Interpreting Results and Reporting Standards

Once the calculator provides a list of d-spacing values, interpret them through crystallographic databases. The Powder Diffraction File (PDF) offers thousands of reference spacings. You can compare each measured value to candidate phases by calculating percentage differences. Reporting should include the accelerating voltage, camera length, calibration reference, and any correction factors applied. Tables of measured versus reference d-spacing accompanied by calculated Miller indices make peer review straightforward.

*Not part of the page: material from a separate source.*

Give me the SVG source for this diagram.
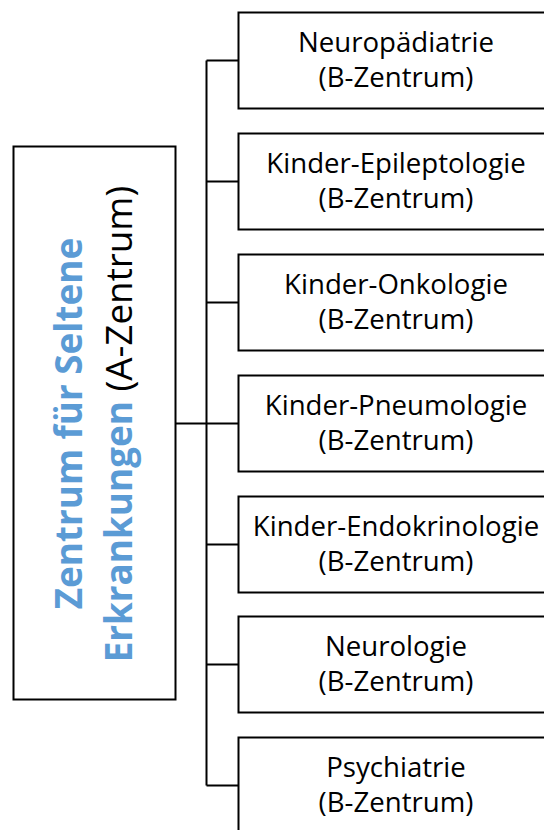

When uncertainties are needed, propagate the measurement limits: δd/d approximates the square root of the sum of squared relative uncertainties for radius, camera length, and wavelength. Voltage stability in modern TEM instruments is extremely high, typically within ±0.01 percent, so radius measurement tends to dominate the error budget. Documenting the measurement precision helps readers understand whether subtle shifts are meaningful or within noise.

Future Directions in TEM D-Spacing Analysis

Emerging detectors with direct electron counting reduce readout noise while boosting dynamic range, enabling sharper ring profiles. Coupled with machine learning algorithms that identify rings in polar coordinates, analysts can process gigabytes of diffraction data with minimal manual intervention. The underlying physics remains the same, so the calculator architecture continues to apply, but the data acquisition pipeline becomes faster. As open data initiatives led by institutions such as University of Tennessee’s Nanoscience Center expand, reference datasets will grow, making it easier to benchmark d-spacing across laboratories.

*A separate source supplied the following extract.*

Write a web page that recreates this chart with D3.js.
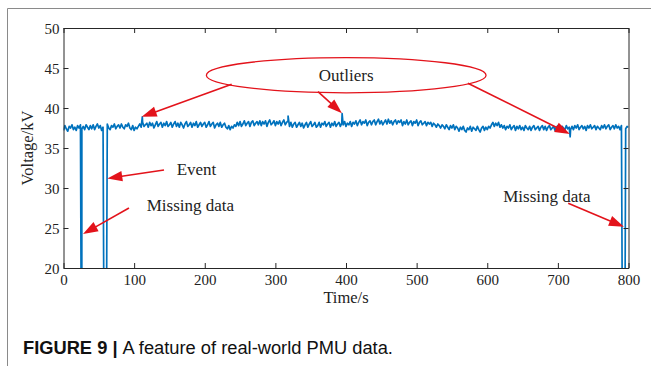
<!DOCTYPE html>
<html><head><meta charset="utf-8">
<script src="https://cdn.jsdelivr.net/npm/d3@7/dist/d3.min.js"></script>
<style>body{margin:0;background:#fff;}svg{display:block;}</style>
</head><body>
<svg id="c" width="651" height="366"></svg>
<script>
// ---- data ----
const xTicks = [0,100,200,300,400,500,600,700,800];
const yTicks = [20,25,30,35,40,45,50];
const sampleStep = 2; // seconds between samples below (t = 0,2,...,800)
const voltage = [
 37.2,37.8,37.4,37.1,37.7,37.5,37.9,37.3,37.6,37.2,37.8,37.5,37.9,37.4,37.7,37.3,37.9,37.6,37.3,37.8,
 37.4,37.9,37.3,37.7,38.0,37.5,37.8,37.2,37.6,37.9,37.4,38.0,37.5,37.3,37.8,37.6,38.0,37.4,37.7,37.9,
 37.5,38.0,37.6,37.4,37.9,37.7,38.1,37.5,37.3,37.8,37.2,37.6,37.4,37.7,38.0,37.6,38.2,37.7,37.9,38.1,
 37.6,38.2,37.8,38.1,37.5,37.9,38.3,37.7,38.0,38.2,37.6,38.1,37.8,38.3,37.7,37.9,38.2,37.6,38.0,38.3,
 37.7,38.1,37.6,38.2,37.9,37.5,38.0,38.3,37.7,37.9,38.2,37.6,38.1,37.8,38.3,37.6,37.9,38.2,37.7,38.0,
 38.2,37.6,37.9,38.3,37.7,38.0,38.2,37.5,37.9,38.1,37.7,38.2,37.6,37.9,38.1,37.6,37.4,37.8,37.3,37.7,
 37.5,37.9,37.7,38.2,37.8,38.3,37.7,38.0,38.4,37.8,38.1,38.3,37.7,38.2,38.4,37.8,38.1,38.3,37.9,38.4,
 37.8,38.3,38.0,38.4,37.7,38.2,38.5,37.9,38.1,38.4,37.8,38.3,38.0,38.4,37.8,38.2,38.5,37.9,38.2,38.4,
 37.7,38.2,37.6,38.0,38.2,37.6,37.9,38.2,37.7,38.1,37.5,37.9,38.2,37.6,38.0,38.3,37.7,37.9,38.2,37.6,
 37.8,38.2,37.6,38.1,37.9,38.3,37.7,38.0,38.2,37.6,38.1,37.8,38.3,37.7,38.0,38.2,37.7,38.1,37.9,38.3,
 37.7,38.1,37.9,38.3,37.7,38.2,38.0,38.4,37.8,38.2,38.5,37.9,38.3,38.1,38.5,37.8,38.2,38.4,37.9,38.3,
 38.5,37.9,38.3,38.6,38.0,38.4,37.9,38.2,38.5,38.0,38.6,38.1,38.4,37.9,38.3,38.5,38.0,38.4,38.2,38.5,
 37.8,38.3,38.0,38.5,37.9,38.2,38.4,37.8,38.3,38.1,38.5,37.8,38.2,38.4,37.9,38.1,38.3,37.8,38.2,38.0,
 38.2,37.7,38.1,37.9,37.6,38.0,37.8,37.5,37.9,37.7,37.4,37.9,37.6,37.3,37.8,37.5,37.9,37.3,37.7,37.5,
 37.1,37.6,37.3,37.7,37.2,37.0,37.5,37.3,37.7,37.1,37.6,37.4,37.2,37.7,37.3,37.0,37.5,37.7,37.2,37.6,
 37.3,37.7,37.5,37.9,38.2,37.7,38.1,37.8,38.2,37.6,37.9,37.5,37.8,37.3,37.7,37.5,37.9,37.3,37.6,37.8,
 37.2,37.7,37.4,37.8,37.3,37.6,37.2,37.8,37.5,37.3,37.7,37.2,37.6,37.8,37.3,37.5,37.7,37.2,37.6,37.8,
 37.3,37.7,37.2,37.6,37.8,37.3,37.5,37.7,37.2,37.6,37.8,37.4,37.2,37.7,37.5,37.3,37.8,37.4,37.6,37.3,
 37.7,37.3,37.8,37.5,37.9,37.3,37.6,37.8,37.4,37.7,37.2,37.8,37.5,37.9,37.4,37.6,37.8,37.3,37.7,37.5,
 37.3,37.8,37.5,37.9,37.4,37.7,37.9,37.3,37.6,37.8,37.4,37.9,37.5,37.7,37.3,37.8,37.6,37.9,37.4,37.7,
 37.6
];
const spikeTimes  = [111.6, 318, 394.5, 717.4];
const spikeValues = [38.9, 39.0, 39.3, 36.4];
const gapStarts = [25.7, 57.9, 792];   // missing samples (value 0)
const gapEnds   = [25.9, 60.2, 794.4];
const gapValue = 0;

// annotations (data units)
const ellipseCenter = [400.3, 44.1], ellipseRadius = [198, 2.2];
const labels = [
  {text:"Outliers", t:400.3, v:44.1, anchor:"middle"},
  {text:"Event", t:160.2, v:31.6, anchor:"start"},
  {text:"Missing data", t:117.8, v:27.1, anchor:"start"},
  {text:"Missing data", t:622.6, v:28.3, anchor:"start"}
];
const arrows = [
  {t0:238.1, v0:42.96, t1:110.7, v1:38.9},
  {t0:360.3, v0:42.04, t1:394.3, v1:39.34},
  {t0:572.6, v0:43.09, t1:717.0, v1:36.75},
  {t0:142.3, v0:32.25, t1:62.0,  v1:31.2},
  {t0:92.7,  v0:27.5,  t1:27.6,  v1:24.25},
  {t0:714.6, v0:28.09, t1:793.5, v1:25.16}
];

// ---- build series ----
const inGap = t => gapStarts.some((s,i)=> t>=s && t<=gapEnds[i]);
let pts = voltage.map((v,i)=>({t:i*sampleStep, v})).filter(d=>!inGap(d.t));
spikeTimes.forEach((t,i)=>pts.push({t, v:spikeValues[i]}));
gapStarts.forEach((s,i)=>{pts.push({t:s, v:gapValue}); pts.push({t:gapEnds[i], v:gapValue});});
pts.sort((a,b)=>a.t-b.t);

// ---- layout ----
const svg = d3.select("#c");
const L = 63.5, R = 628.5, T = 28, B = 268;
const x = d3.scaleLinear().domain([0,800]).range([L,R]);
const y = d3.scaleLinear().domain([20,50]).range([B,T]);
const axisColor = "#262626";
const serif = "'Liberation Serif','Times New Roman',serif";

// figure frame
svg.append("path").attr("d","M7.5,366 L7.5,8.5 L651,8.5").attr("fill","none").attr("stroke","#8a8a8a").attr("stroke-width",1);

svg.append("clipPath").attr("id","clip").append("rect").attr("x",L).attr("y",T).attr("width",R-L).attr("height",B-T);

// data line
svg.append("path").datum(pts)
  .attr("clip-path","url(#clip)")
  .attr("fill","none").attr("stroke","#0072BD").attr("stroke-width",1.7)
  .attr("stroke-linejoin","round")
  .attr("d", d3.line().x(d=>x(d.t)).y(d=>y(d.v)));

// axes (box with inward ticks)
const tickLen = 5;
const gB = svg.append("g").attr("transform",`translate(0,${B})`).call(d3.axisBottom(x).tickValues(xTicks).tickSizeInner(-tickLen).tickSizeOuter(0).tickPadding(6));
const gT = svg.append("g").attr("transform",`translate(0,${T})`).call(d3.axisTop(x).tickValues(xTicks).tickSizeInner(-tickLen).tickSizeOuter(0).tickFormat(""));
const gL = svg.append("g").attr("transform",`translate(${L},0)`).call(d3.axisLeft(y).tickValues(yTicks).tickSizeInner(-tickLen).tickSizeOuter(0).tickPadding(4));
const gR = svg.append("g").attr("transform",`translate(${R},0)`).call(d3.axisRight(y).tickValues(yTicks).tickSizeInner(-tickLen).tickSizeOuter(0).tickFormat(""));
[gB,gT,gL,gR].forEach(g=>{
  g.selectAll("path,line").attr("stroke",axisColor).attr("stroke-width",1);
  g.selectAll("text").attr("fill","#222").style("font-family",serif).style("font-size","15px");
});
gB.selectAll("text").attr("dy","0.71em");
gL.selectAll("text").attr("dy","0.35em");

// axis titles
svg.append("text").attr("x",(L+R)/2).attr("y",303).attr("text-anchor","middle")
  .style("font-family",serif).style("font-size","16.5px").attr("fill","#222").text("Time/s");
svg.append("text").attr("transform",`translate(33,${(T+B)/2}) rotate(-90)`).attr("text-anchor","middle")
  .style("font-family",serif).style("font-size","16.5px").attr("fill","#222").text("Voltage/kV");

// annotations
const red = "#e3131b";
svg.append("ellipse").attr("cx",x(ellipseCenter[0])).attr("cy",y(ellipseCenter[1]))
  .attr("rx",x(ellipseCenter[0]+ellipseRadius[0])-x(ellipseCenter[0]))
  .attr("ry",y(ellipseCenter[1])-y(ellipseCenter[1]+ellipseRadius[1]))
  .attr("fill","none").attr("stroke",red).attr("stroke-width",1.3);
labels.forEach(l=>{
  svg.append("text").attr("x",x(l.t)).attr("y",y(l.v)).attr("text-anchor",l.anchor)
    .attr("dy", l.anchor==="middle" ? "0.35em" : "0")
    .style("font-family",serif).style("font-size","17px").attr("fill","#222").text(l.text);
});
arrows.forEach(a=>{
  const x0=x(a.t0), y0=y(a.v0), x1=x(a.t1), y1=y(a.v1);
  const dx=x1-x0, dy=y1-y0, len=Math.hypot(dx,dy), ux=dx/len, uy=dy/len;
  const hl=15, hw=5.2;
  const bx=x1-ux*hl, by=y1-uy*hl;
  svg.append("line").attr("x1",x0).attr("y1",y0).attr("x2",bx+ux*2).attr("y2",by+uy*2)
    .attr("stroke",red).attr("stroke-width",1.6);
  svg.append("path").attr("d",`M${x1},${y1} L${bx-uy*hw},${by+ux*hw} L${bx+uy*hw},${by-ux*hw} Z`).attr("fill",red);
});

// caption
const cap = svg.append("text").attr("x",23).attr("y",354).style("font-family","'Liberation Sans',Arial,sans-serif").style("font-size","18.3px").attr("fill","#111");
cap.append("tspan").attr("font-weight","bold").text("FIGURE 9 | ");
cap.append("tspan").text("A feature of real-world PMU data.");
</script>
</body></html>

In situ experiments will also benefit. When heating a catalytic nanoparticle, the d-spacing may oscillate as atoms diffuse, a sign of structural phase transitions. Capturing the ring radius every few seconds and feeding it into the calculator generates time-resolved lattice parameters. Coupled with temperature logs, you can create Arrhenius plots to correlate structural changes with kinetic barriers. Consequently, the humble d-spacing measurement evolves from a static characterization tool to a dynamic probe of atomic processes.